Yes, it could be the students’ fault. I have had students who, given their actions in my courses, appear to be very slow learners. But is that a plausible assumption to make about all students? It seems more reasonable to question the methods we are using to teach students about what it means to be responsible learners and about how professionals are expected to act.
I think we need to design courses and learning experiences with the awareness that they should be part of a developmental trajectory. I’m not sure we’ve done a lot of thinking about the progression of a set of policies, say on attendance, deadlines, or class preparation. Where do you start, what changes do you make, and in what order? Does anyone know of literature on the topic that might be helpful? We can be consistent about having policies—they help us define the kind of classroom environment we hope to create—but I don’t think that consistency should mean using the same set of polices across all course levels.
There’s a second aspect of our instructional consistency that’s also troubling me. We are doing too many things because that’s the way everybody else does them. Yes, it would be very difficult for students if everything that happened in every course was different. For the sake of sanity (theirs and ours), some things do need to be the same. My concern is more about using the practice of others as the benchmark for what we do, and so we pepper our colleagues with questions. How many excused absences do you have in your course? How much does participation count? Do you let students drop the lowest quiz score? What’s your policy on extra credit?

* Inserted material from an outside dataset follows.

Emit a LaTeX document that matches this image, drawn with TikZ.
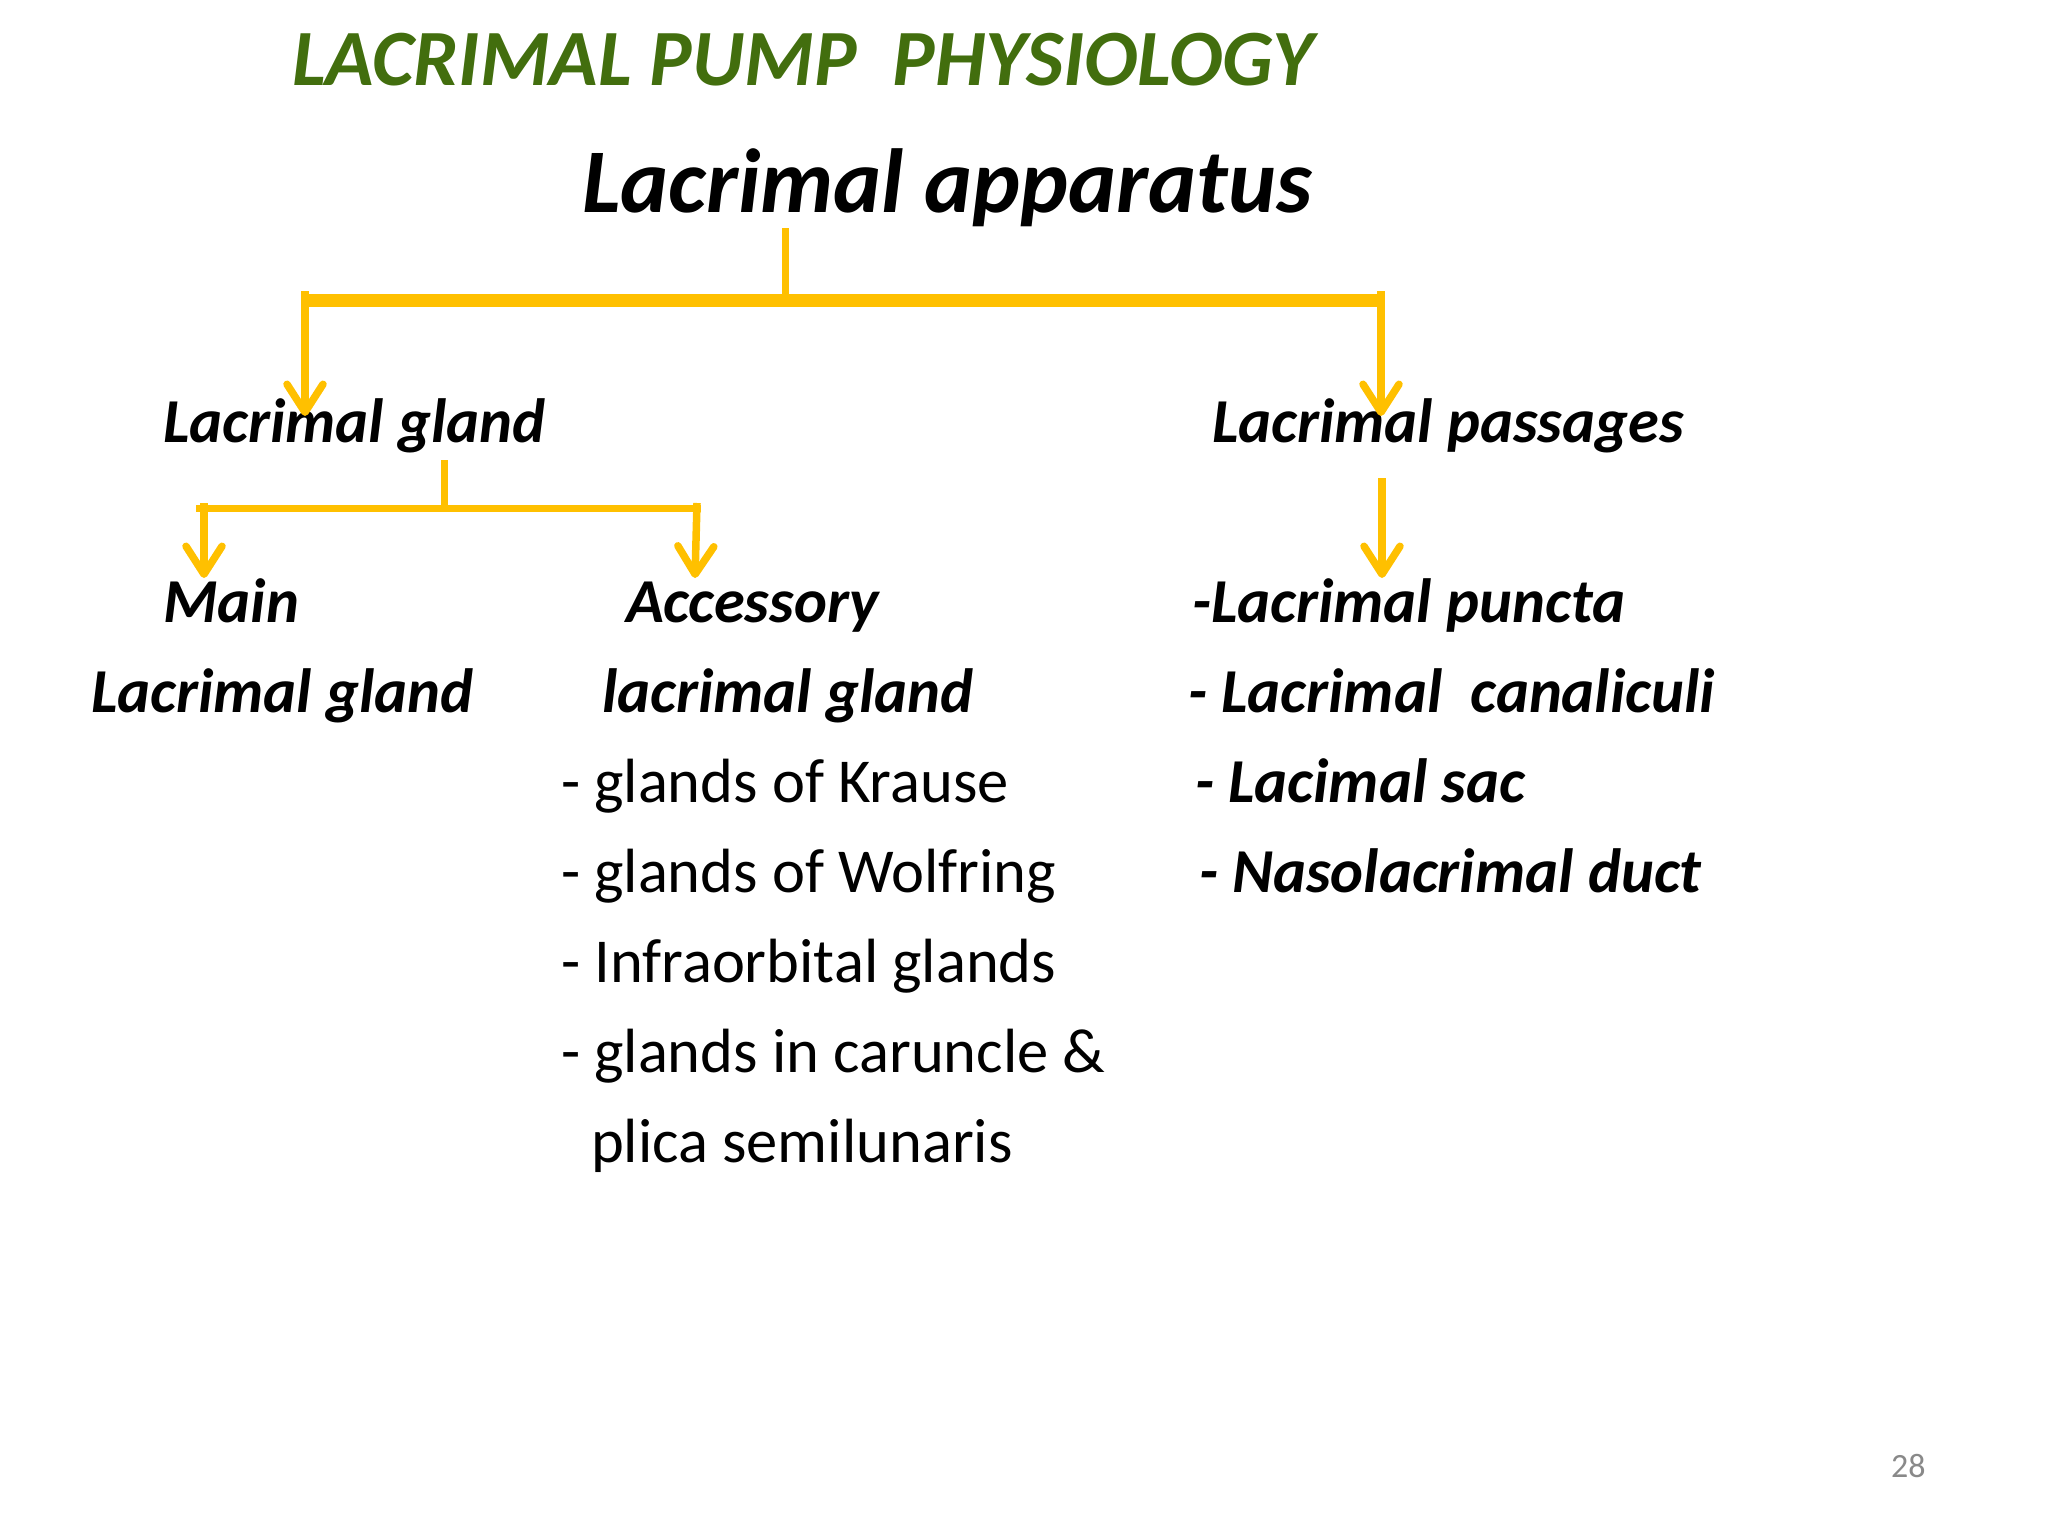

Do you take points off for spelling?
The question here isn’t about whether the policies are right or good. Most of them are probably fine. I’m also not recommending that we avoid conversations with colleagues about what they do. We will make better decisions if we have discussed and considered a range of options. But I don’t think that’s why most of us inquire about each other’s policies and practices. It’s more a case of, “Tell me what you’re doing so I can see if it’s like what I’m doing (or considering doing), and if we’re both doing it, then I can feel more comfortable about my policy.”
I’ve been here before in the blog (you’re getting to know all my ideas), but for sometime now I’ve been asking faculty how much participation counts (if they grade it). Almost across the board, the answer is the same—somewhere between 5 and 10 percent. When I ask, “How did you decide on that amount?” or “What’s the rationale behind that amount?” there’s usually a moment of silence, followed by something like, “Oh, I don’t know. I think that’s pretty much what everybody else does.” Those with small tendencies toward paranoia then ask, “Why? Do you think that’s wrong?”
I’d say the correctness of your participation percentage (policy on make-up exams, credit for homework, penalties for missed deadlines, the list could go on and on) is determined by the rationale behind the policy. What learning objectives is the policy being used to promote? How well is it accomplishing those objectives? (And here I’m asking for something in addition to your wise opinion.) We can select to use policies that others are using, but we need a better reason than feeling justified because we’re in the company of others. Large companies of others have been known to make grievous mistakes. And this is the consistency that becomes “the hobgoblin of little minds” (thank you, Mr. Emerson).